▶ _Exercise objective_
List each line in which the string "this" appears.

▶ _Input material_
— Begin —

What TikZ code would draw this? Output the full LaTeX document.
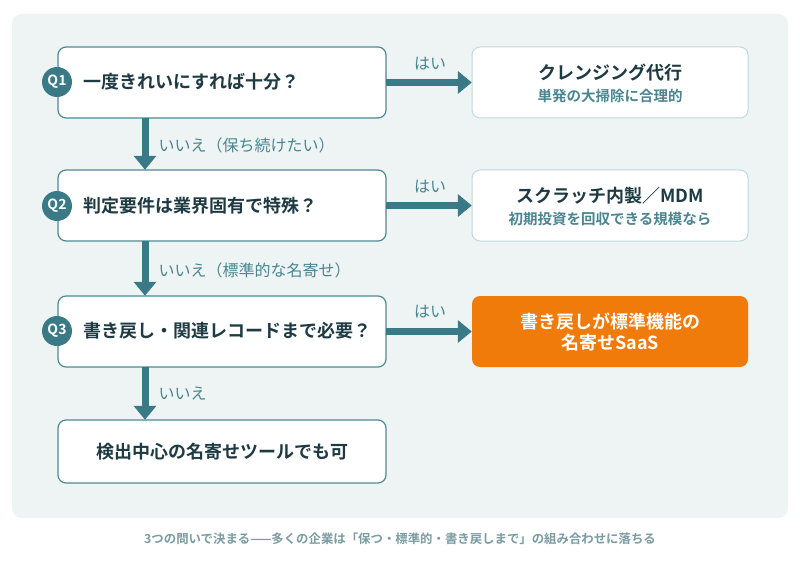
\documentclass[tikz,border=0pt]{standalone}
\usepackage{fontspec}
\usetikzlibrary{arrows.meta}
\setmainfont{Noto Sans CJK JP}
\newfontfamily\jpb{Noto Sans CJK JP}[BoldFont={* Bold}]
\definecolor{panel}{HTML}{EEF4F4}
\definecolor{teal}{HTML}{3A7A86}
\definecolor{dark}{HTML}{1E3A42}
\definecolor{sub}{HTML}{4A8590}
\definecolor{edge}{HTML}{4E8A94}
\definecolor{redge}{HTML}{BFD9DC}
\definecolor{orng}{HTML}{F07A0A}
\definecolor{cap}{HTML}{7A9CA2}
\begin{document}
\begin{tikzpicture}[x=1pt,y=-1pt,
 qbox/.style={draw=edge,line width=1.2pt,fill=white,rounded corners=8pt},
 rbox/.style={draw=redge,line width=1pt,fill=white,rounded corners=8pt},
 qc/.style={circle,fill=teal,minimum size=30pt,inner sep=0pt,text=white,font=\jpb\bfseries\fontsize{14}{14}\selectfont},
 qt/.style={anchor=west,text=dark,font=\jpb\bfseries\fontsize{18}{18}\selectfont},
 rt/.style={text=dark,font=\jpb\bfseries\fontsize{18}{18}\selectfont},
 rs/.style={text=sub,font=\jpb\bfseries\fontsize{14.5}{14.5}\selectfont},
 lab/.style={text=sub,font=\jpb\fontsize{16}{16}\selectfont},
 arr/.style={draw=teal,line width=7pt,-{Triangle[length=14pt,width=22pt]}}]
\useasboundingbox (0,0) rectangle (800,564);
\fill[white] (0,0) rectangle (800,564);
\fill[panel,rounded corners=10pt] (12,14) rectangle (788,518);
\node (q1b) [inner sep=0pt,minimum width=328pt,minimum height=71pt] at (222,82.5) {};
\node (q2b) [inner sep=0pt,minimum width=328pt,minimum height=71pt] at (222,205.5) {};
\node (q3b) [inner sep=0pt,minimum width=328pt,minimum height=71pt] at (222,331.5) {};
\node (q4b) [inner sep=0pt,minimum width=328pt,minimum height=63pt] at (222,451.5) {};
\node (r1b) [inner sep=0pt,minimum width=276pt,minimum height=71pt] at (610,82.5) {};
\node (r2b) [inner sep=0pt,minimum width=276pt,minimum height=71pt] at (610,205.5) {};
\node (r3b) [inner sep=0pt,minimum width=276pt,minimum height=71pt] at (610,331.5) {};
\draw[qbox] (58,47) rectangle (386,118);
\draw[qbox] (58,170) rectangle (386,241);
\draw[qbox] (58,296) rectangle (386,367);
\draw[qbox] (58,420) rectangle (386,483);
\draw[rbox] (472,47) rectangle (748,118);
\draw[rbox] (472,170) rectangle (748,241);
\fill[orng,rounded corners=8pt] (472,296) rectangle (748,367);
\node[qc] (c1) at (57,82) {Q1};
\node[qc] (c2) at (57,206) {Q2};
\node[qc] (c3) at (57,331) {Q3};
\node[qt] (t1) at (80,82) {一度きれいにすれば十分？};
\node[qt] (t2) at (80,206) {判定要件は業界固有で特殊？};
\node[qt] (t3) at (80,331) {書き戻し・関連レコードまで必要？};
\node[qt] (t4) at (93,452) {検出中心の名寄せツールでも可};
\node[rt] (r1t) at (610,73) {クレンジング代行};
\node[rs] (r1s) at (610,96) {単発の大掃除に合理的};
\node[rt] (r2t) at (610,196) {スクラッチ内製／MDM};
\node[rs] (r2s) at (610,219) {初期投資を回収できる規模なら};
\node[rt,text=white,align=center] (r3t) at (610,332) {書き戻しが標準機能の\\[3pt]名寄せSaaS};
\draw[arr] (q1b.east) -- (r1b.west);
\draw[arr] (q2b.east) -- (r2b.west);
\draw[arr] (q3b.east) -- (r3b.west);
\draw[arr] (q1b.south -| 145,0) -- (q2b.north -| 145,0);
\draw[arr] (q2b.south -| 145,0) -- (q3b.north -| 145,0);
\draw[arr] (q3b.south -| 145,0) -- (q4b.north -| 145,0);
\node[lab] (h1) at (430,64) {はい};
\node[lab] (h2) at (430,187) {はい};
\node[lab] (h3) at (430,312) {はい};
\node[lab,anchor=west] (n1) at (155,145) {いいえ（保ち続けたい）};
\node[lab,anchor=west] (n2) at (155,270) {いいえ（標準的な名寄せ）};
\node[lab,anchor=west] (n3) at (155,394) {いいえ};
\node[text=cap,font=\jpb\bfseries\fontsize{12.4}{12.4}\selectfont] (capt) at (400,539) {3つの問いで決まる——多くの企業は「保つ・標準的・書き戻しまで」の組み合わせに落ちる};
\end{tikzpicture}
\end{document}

— End —
— Begin —

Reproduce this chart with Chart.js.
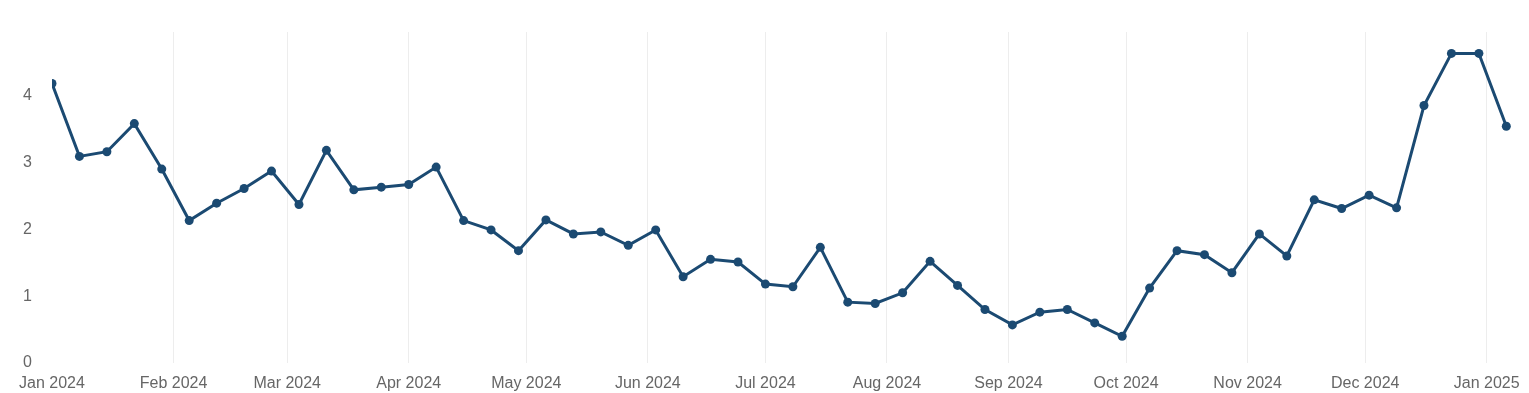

— End —

▶ _Written response_
What TikZ code would draw this? Output the full LaTeX document.
Reproduce this chart with Chart.js.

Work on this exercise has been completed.